Gather up all lines that carry the word "matplotlib".

SOURCE DATA:
══════

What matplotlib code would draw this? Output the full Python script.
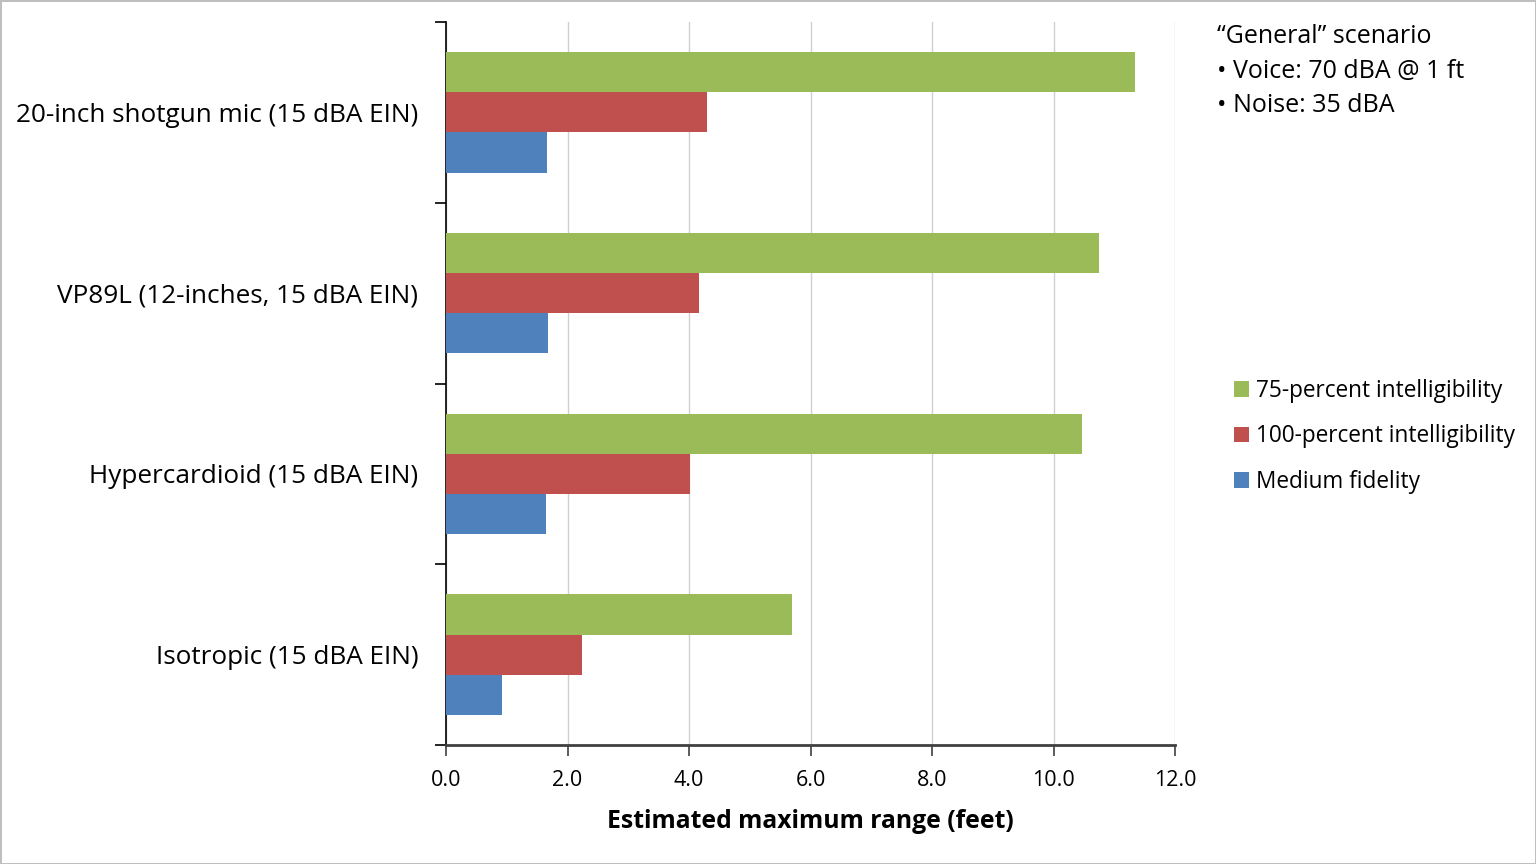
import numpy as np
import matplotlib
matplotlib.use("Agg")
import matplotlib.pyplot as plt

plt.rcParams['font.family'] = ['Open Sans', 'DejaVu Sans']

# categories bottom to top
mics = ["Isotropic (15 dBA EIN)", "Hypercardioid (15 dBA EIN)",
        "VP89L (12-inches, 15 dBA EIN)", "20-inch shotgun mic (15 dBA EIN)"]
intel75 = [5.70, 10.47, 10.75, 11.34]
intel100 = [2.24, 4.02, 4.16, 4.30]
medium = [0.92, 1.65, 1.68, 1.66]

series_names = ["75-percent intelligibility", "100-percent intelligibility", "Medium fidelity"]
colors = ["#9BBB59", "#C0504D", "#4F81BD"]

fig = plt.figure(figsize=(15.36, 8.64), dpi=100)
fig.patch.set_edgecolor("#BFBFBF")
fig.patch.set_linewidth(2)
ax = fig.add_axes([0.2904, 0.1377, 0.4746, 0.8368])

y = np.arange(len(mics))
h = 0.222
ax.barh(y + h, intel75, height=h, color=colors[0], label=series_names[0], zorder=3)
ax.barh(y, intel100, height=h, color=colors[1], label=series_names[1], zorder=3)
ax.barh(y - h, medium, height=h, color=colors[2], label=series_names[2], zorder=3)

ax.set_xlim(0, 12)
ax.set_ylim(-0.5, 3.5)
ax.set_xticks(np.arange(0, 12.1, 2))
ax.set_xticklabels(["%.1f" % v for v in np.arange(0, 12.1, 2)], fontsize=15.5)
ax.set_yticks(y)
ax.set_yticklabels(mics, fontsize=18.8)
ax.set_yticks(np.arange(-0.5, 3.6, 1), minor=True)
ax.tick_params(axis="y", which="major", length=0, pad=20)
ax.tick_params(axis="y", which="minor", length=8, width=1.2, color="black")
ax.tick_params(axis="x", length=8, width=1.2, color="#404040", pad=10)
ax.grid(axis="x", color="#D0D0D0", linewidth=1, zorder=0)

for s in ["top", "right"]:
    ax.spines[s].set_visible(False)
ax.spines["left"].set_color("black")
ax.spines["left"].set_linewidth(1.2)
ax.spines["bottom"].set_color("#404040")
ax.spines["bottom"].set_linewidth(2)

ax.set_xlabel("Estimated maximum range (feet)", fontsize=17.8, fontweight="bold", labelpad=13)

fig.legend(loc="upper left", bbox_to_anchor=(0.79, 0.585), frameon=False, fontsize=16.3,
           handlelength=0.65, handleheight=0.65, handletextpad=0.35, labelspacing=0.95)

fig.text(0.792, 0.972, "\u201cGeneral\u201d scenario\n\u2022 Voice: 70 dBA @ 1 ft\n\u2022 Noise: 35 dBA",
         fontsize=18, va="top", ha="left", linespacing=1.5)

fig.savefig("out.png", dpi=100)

══════

CORRECT ANSWER:
What matplotlib code would draw this? Output the full Python script.
import matplotlib
matplotlib.use("Agg")
import matplotlib.pyplot as plt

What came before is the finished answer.